One final thought from a very different angle. I have a long standing interest in genocide and why humans keep repeating this horror. My German mother in law wanted everyone to know that the Nazi's weren't drawn from criminal and thugs. They were the neighbors you'd gone to school with. They were what your siblings turned into. So, up and down the street and even within your own family, some became nazi’s while others resisted. They were in the same economic and social structures so what made some go one way vs the other? My theory is that it has to do with internal vs external locus of control. Those with more external locus of control become more fearful and move to join a group and hide behind us-and-them mentality. Interestingly some studies, (sorry don’t remember source) show a decrease in internal locus of control within American kids. I strongly suspect that good SDL will nurture internal locus of control. Which could be a really good thing on the societal level as well as the personal.
Ok, gotta go take my daughter for craft supplies :)
Thank you Mr Gray. This is extremely helpful.
We've just embarked on homsechool SDE for our 6 year old.

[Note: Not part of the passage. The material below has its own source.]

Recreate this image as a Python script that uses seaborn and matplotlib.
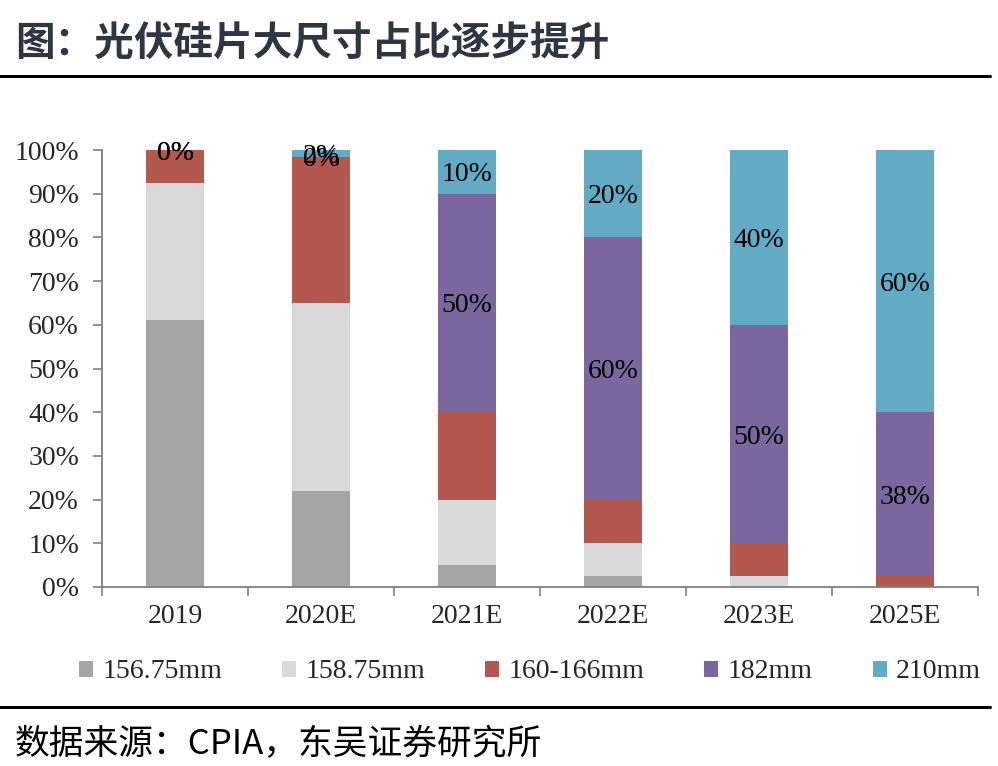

I really find it so challenging in so many ways, notwithstanding I see how much our child learns on his own. Indeed, he started reading words at 3 years age without having had any instruction whatsoever.
Some of the questions that churn around in my mind at various times are....
* what if he never shows interest in a particular area of knowledge that is important for living?
* what is he wants to learn something but doens't have the prior knowledge/learning required? (will this provide the motivation for him to go and learn it?)
* how are standards of excellence achieved?
* does everything have to be self-taught or autodiactic in SDE? Is there no role for teachers or mentors with greater subject matter expertise in an area?
One thing that I regularly struggle with is on the one hand the child's democractric rights and not coercing them, and on the other, fields of knowledge are not democratic...there are pinrciples of physics and mathematics, there are rules of grammar in languages, if you want to learn Japanese you have to memorise thousands of Kanji....and so on. There is "submission" involved... Matthew B Crawford his book The World Beyond Your Head talks about this (specifically citing from memory, Iris Murdoch talking about learning Russian and "submitting" to the Russian language). There seems to be some kind of philosophical conflict here that I can't quite reconcile.
Anyway, thanks again Mr Gray for the very helpful article and opportunity to share my thoughts.